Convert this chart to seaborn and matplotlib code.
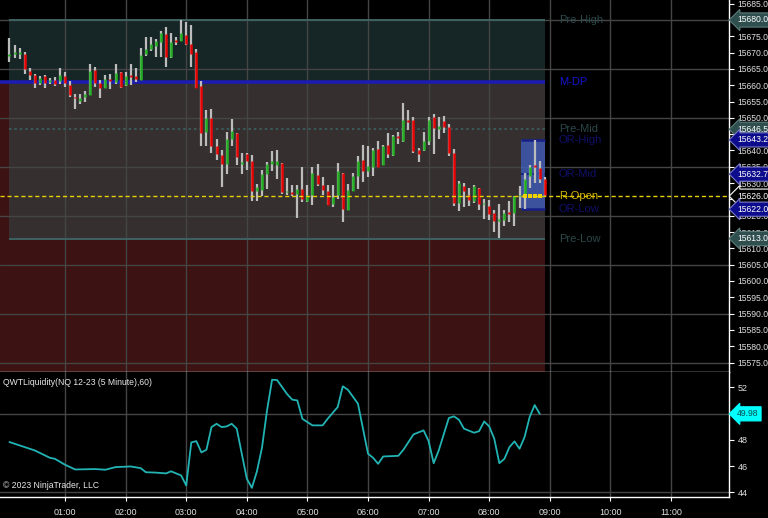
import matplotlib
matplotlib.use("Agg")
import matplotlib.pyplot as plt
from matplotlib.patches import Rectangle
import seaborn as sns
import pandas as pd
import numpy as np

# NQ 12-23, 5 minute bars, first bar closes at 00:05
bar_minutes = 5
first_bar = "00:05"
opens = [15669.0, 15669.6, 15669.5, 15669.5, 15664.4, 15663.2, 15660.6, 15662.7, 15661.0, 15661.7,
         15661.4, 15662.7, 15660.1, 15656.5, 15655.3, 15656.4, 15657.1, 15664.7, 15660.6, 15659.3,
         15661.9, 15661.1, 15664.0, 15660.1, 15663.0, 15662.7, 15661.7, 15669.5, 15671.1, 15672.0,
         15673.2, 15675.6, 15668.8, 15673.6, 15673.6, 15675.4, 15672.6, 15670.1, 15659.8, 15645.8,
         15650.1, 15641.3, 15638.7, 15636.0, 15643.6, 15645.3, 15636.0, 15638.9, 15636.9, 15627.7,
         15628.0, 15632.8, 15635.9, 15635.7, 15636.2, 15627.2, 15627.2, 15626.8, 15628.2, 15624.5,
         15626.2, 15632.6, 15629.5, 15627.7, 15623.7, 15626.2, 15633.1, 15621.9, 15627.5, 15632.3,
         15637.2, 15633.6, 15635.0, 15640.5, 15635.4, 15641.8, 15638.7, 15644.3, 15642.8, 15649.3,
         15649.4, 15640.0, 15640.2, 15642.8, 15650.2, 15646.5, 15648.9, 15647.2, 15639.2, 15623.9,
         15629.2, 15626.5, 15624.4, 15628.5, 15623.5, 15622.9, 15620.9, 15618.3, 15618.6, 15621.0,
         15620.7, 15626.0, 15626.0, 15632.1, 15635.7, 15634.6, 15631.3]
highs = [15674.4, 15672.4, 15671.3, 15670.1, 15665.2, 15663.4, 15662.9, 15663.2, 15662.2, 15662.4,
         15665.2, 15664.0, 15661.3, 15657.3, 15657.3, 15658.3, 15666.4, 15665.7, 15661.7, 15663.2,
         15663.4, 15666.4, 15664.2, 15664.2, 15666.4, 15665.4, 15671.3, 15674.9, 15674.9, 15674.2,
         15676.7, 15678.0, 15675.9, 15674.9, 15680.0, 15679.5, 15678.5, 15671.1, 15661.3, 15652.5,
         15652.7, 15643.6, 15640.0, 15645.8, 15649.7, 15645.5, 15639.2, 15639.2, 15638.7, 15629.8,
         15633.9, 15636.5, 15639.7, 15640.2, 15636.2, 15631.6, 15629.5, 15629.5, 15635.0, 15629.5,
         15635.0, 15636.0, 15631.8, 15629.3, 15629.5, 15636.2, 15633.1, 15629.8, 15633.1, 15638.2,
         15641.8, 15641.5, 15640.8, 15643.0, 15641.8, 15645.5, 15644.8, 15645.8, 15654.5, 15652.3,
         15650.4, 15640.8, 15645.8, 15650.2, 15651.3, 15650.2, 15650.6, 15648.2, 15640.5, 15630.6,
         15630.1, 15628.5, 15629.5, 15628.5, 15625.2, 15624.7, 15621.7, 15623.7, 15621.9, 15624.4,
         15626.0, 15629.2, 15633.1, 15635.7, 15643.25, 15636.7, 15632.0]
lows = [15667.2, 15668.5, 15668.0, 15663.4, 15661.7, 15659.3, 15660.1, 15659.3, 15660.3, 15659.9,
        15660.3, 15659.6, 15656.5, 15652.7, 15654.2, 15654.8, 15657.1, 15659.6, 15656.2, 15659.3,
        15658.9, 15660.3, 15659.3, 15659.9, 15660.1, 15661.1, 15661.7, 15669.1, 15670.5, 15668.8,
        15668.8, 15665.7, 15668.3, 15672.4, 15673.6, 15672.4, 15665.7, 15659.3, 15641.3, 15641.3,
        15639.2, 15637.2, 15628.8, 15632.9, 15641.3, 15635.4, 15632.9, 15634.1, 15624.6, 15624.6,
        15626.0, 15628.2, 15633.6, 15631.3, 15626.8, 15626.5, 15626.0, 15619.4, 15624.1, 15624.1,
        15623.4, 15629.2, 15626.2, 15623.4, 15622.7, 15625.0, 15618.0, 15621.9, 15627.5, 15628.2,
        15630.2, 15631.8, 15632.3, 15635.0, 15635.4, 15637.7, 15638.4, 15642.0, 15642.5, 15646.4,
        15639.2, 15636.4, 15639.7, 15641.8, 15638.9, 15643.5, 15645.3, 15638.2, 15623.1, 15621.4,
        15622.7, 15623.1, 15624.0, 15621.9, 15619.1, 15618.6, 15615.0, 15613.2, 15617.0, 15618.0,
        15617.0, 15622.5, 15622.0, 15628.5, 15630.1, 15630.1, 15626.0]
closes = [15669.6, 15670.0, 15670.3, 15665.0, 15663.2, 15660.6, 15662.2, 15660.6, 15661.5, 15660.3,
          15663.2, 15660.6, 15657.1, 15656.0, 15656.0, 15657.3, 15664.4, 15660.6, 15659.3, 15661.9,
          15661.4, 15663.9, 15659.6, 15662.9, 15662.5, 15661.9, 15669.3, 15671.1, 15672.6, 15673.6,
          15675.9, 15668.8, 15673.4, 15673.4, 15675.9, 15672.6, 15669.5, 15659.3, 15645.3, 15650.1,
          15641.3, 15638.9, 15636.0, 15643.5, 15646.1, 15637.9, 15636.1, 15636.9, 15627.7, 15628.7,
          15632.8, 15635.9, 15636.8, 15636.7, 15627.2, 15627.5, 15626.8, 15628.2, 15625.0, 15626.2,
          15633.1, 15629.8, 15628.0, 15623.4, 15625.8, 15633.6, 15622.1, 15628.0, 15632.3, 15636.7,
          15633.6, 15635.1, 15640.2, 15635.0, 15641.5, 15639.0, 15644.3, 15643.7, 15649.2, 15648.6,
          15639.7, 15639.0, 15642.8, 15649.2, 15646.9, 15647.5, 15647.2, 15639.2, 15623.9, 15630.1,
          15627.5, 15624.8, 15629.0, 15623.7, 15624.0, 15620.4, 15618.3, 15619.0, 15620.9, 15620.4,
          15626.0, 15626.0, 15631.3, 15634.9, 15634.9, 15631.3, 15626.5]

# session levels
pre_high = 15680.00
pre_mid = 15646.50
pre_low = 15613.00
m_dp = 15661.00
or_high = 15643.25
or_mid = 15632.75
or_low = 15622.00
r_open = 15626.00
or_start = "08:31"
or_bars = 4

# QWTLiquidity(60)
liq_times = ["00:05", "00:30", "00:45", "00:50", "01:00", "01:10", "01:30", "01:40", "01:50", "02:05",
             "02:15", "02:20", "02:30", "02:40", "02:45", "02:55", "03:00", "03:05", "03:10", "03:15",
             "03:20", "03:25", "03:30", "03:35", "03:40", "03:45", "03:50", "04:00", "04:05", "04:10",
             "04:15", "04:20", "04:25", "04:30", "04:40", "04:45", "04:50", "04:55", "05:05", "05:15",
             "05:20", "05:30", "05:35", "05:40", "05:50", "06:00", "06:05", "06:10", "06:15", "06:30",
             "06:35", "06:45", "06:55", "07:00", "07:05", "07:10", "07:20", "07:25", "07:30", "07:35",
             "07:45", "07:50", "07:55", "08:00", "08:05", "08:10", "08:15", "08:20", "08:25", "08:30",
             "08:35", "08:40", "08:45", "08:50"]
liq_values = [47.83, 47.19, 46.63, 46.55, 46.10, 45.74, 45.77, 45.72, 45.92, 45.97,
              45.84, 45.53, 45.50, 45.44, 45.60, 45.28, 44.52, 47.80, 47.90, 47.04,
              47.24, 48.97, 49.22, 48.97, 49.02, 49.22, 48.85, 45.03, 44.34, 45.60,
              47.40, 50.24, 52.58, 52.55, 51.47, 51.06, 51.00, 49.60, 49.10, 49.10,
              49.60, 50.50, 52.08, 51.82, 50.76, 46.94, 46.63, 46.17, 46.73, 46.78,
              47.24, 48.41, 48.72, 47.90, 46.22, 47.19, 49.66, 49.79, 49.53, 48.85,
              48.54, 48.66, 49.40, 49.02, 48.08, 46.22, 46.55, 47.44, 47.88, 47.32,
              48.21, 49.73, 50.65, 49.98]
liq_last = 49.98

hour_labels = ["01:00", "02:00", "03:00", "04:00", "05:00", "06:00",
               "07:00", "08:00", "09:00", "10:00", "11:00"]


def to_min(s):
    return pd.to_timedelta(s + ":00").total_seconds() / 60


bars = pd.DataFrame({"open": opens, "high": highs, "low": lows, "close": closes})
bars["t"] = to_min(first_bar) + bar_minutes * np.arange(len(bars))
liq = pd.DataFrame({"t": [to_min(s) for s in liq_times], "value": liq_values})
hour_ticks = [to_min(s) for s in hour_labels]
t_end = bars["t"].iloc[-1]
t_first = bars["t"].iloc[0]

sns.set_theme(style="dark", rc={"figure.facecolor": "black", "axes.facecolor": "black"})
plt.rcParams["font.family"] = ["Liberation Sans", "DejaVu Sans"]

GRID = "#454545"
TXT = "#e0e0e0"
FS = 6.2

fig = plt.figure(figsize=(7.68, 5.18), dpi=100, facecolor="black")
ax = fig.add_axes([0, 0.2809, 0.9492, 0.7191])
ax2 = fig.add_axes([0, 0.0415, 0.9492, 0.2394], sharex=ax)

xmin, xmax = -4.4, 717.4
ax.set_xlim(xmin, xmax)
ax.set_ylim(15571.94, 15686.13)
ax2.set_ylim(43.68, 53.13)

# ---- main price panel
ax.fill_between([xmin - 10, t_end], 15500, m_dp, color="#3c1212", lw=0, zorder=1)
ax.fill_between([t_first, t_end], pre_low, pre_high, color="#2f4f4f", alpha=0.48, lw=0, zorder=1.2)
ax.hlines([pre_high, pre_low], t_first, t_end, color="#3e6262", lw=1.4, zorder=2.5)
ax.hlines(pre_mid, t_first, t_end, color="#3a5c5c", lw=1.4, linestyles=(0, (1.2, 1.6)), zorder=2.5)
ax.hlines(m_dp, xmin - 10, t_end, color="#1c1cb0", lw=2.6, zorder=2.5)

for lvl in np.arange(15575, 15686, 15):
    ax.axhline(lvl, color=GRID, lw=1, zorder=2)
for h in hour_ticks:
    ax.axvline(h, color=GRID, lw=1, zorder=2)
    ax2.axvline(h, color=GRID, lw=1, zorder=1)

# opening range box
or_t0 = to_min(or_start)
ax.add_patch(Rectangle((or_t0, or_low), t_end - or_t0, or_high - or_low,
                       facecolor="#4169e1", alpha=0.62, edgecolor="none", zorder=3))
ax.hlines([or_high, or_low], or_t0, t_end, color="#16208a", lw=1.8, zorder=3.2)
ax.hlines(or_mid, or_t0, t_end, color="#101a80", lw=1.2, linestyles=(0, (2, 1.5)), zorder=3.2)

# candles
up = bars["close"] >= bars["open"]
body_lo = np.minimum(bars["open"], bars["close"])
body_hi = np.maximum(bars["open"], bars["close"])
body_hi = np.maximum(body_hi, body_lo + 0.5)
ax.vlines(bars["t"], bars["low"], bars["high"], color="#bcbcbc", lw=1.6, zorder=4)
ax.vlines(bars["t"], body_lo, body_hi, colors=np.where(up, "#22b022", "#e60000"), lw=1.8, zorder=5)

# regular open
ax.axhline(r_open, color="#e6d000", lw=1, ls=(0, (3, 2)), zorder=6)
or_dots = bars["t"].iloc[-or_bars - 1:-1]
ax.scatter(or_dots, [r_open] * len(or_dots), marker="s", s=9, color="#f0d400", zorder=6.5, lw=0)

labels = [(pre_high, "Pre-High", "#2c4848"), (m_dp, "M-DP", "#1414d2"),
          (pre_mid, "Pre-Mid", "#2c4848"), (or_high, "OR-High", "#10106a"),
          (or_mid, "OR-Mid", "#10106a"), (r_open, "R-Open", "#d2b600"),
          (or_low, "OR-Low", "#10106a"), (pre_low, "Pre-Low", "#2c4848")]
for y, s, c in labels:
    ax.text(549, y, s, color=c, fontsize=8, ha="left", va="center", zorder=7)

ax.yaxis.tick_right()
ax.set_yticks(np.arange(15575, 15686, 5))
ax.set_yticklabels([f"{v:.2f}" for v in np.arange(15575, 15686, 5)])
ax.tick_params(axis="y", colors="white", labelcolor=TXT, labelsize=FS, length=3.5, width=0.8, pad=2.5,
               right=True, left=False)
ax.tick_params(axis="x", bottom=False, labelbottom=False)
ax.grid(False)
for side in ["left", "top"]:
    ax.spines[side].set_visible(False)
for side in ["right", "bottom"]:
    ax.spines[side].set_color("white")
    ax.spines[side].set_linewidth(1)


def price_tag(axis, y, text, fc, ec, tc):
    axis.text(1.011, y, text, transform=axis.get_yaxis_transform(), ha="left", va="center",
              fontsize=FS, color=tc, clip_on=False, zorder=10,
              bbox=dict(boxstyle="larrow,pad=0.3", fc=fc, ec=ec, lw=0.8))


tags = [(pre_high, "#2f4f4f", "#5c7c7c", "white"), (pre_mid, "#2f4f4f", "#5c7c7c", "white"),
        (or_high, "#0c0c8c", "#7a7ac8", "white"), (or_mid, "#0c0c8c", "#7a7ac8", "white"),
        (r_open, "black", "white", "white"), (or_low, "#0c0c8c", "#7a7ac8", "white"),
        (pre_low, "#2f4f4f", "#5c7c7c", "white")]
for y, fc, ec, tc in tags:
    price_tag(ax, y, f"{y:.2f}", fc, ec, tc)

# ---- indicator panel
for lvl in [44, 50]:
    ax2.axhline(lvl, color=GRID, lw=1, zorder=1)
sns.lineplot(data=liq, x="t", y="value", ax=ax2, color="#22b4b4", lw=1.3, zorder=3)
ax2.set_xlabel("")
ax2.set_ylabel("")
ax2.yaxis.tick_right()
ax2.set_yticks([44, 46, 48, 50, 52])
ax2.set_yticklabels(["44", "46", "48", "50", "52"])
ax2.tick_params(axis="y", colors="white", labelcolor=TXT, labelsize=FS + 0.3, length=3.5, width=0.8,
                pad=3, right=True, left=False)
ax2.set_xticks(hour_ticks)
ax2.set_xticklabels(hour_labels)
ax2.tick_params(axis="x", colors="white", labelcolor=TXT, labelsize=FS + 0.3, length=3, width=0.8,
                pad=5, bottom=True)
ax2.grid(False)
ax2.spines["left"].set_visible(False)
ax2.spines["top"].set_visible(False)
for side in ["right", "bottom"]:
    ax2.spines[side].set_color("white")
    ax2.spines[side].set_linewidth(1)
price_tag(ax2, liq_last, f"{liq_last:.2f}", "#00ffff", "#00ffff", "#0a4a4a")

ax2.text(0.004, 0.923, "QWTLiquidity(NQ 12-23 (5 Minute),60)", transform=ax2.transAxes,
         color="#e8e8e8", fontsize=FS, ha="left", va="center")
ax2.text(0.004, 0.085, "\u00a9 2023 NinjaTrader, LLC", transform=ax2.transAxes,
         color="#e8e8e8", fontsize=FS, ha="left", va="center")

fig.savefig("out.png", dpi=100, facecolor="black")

......

TASK DETAILS: Reproduce exactly the run of lines that opens the listing and closes with the line holding "import numpy as np". Pictures are excluded.

RESPONSE FOR THIS EXERCISE:
Convert this chart to seaborn and matplotlib code.
import matplotlib
matplotlib.use("Agg")
import matplotlib.pyplot as plt
from matplotlib.patches import Rectangle
import seaborn as sns
import pandas as pd
import numpy as np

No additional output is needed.